At Accel, we’ve been actively investing in the data and analytics market for more than a decade and have been fortunate to partner with companies like Cloudera, Qlik, Segment and many others from the very early innings. Beyond that though, we’re active consumers of this technology internally, as we rely heavily on data to inform our day-to-day decisions. We’ve invested in teams and tools to help us build and maintain our data infrastructure and ultimately accelerate time to value from the raw data that we’re collecting. However, even at our relatively small scale, we run into issues - every week - creating consistent, high quality datasets that are ready for consumption.

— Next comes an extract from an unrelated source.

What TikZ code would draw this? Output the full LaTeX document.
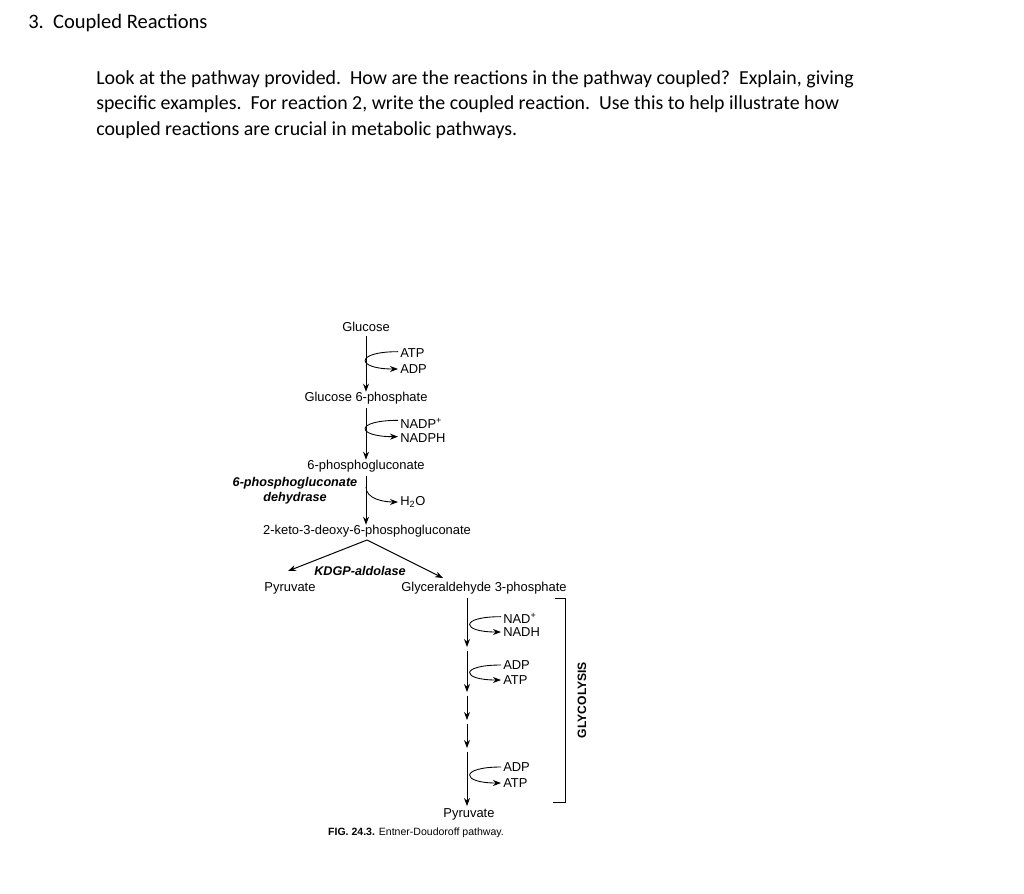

The cause is not a surprise - data is messy. As we’ve pushed to make data broadly accessible, it has led to a proliferation of use cases, many different permutations of dashboards, and a ton of data heterogeneity. If something upstream changes, such as a schema in an origin database, a data pipeline can break and discerning provenance and veracity of anything is difficult. At best, we lose time and, at worst, we make decisions based on incorrect information – resulting in a lack of trust in the datasets we’re producing.
From the conversations we’ve had with data teams across our portfolio and some of the most sophisticated data-driven enterprises in the world, this pain point is broadly felt and exacerbated by scale. It shouldn’t come as a surprise that 86% of enterprises plan to increase their DataOps investment in the next twelve months and the data engineer is the fastest growing job in tech right now. Data engineers are charged with ensuring that data can be trusted - that it’s delivered consistently, on-time, and of the expected quality. Yet, for such a critical role, they seem woefully ill-equipped to do their jobs efficiently. In our view, the biggest gap is a fundamental lack of visibility into the quality of the datasets being created and the transformation pipeline processes that create them. We see parallels to DevOps tooling for application and infrastructure monitoring, like our portfolio companies Humio, Instana, and Sumo Logic, and have come to realize that the data ecosystem will require analogous solutions and companies to be built.
Data engineers have historically been reliant on piecemeal information available from the different constituent tools and processes, which can impose a large drain on resources in order to resolve data issues. We’re now seeing a few young companies entering this problem space. In our mind, the core tenets of a winning solution include both breadth (end-to-end coverage of the process) and depth (tracking each job down to the code level). For example, querying your database for a snapshot of a dataset is important, as it can surface issues and prevent data consumers from inadvertently relying on incomplete or erroneous information; however, without the ability to see how the dataset was constructed end-to-end across the entire data pipeline, it’s very difficult to diagnose the root cause and ultimately debug the problem.
Into this space steps Databand, an Israel/NYC based company building a suite of tools to power up data engineers. Their first product helps enterprise data engineering and operations teams monitor the health of their datasets and pipelines for quality, performance, and governance purposes.
As a founding team of data engineers and product managers, Josh, Evgeny, and Victor built Databand to resolve the pain points they were experiencing first-hand. Their product integrates across pipeline architectures and underlying tools, including Airflow, Spark and Snowflake, and is already being used to monitor production pipelines of some of the largest, most sophisticated data teams in the world. As companies in all industries seek to become more data-driven, Databand delivers an important element of the stack - ensuring the reliable delivery of high quality data for analytics and machine learning use cases. We’re excited to lead their Series A and partner with them on this journey.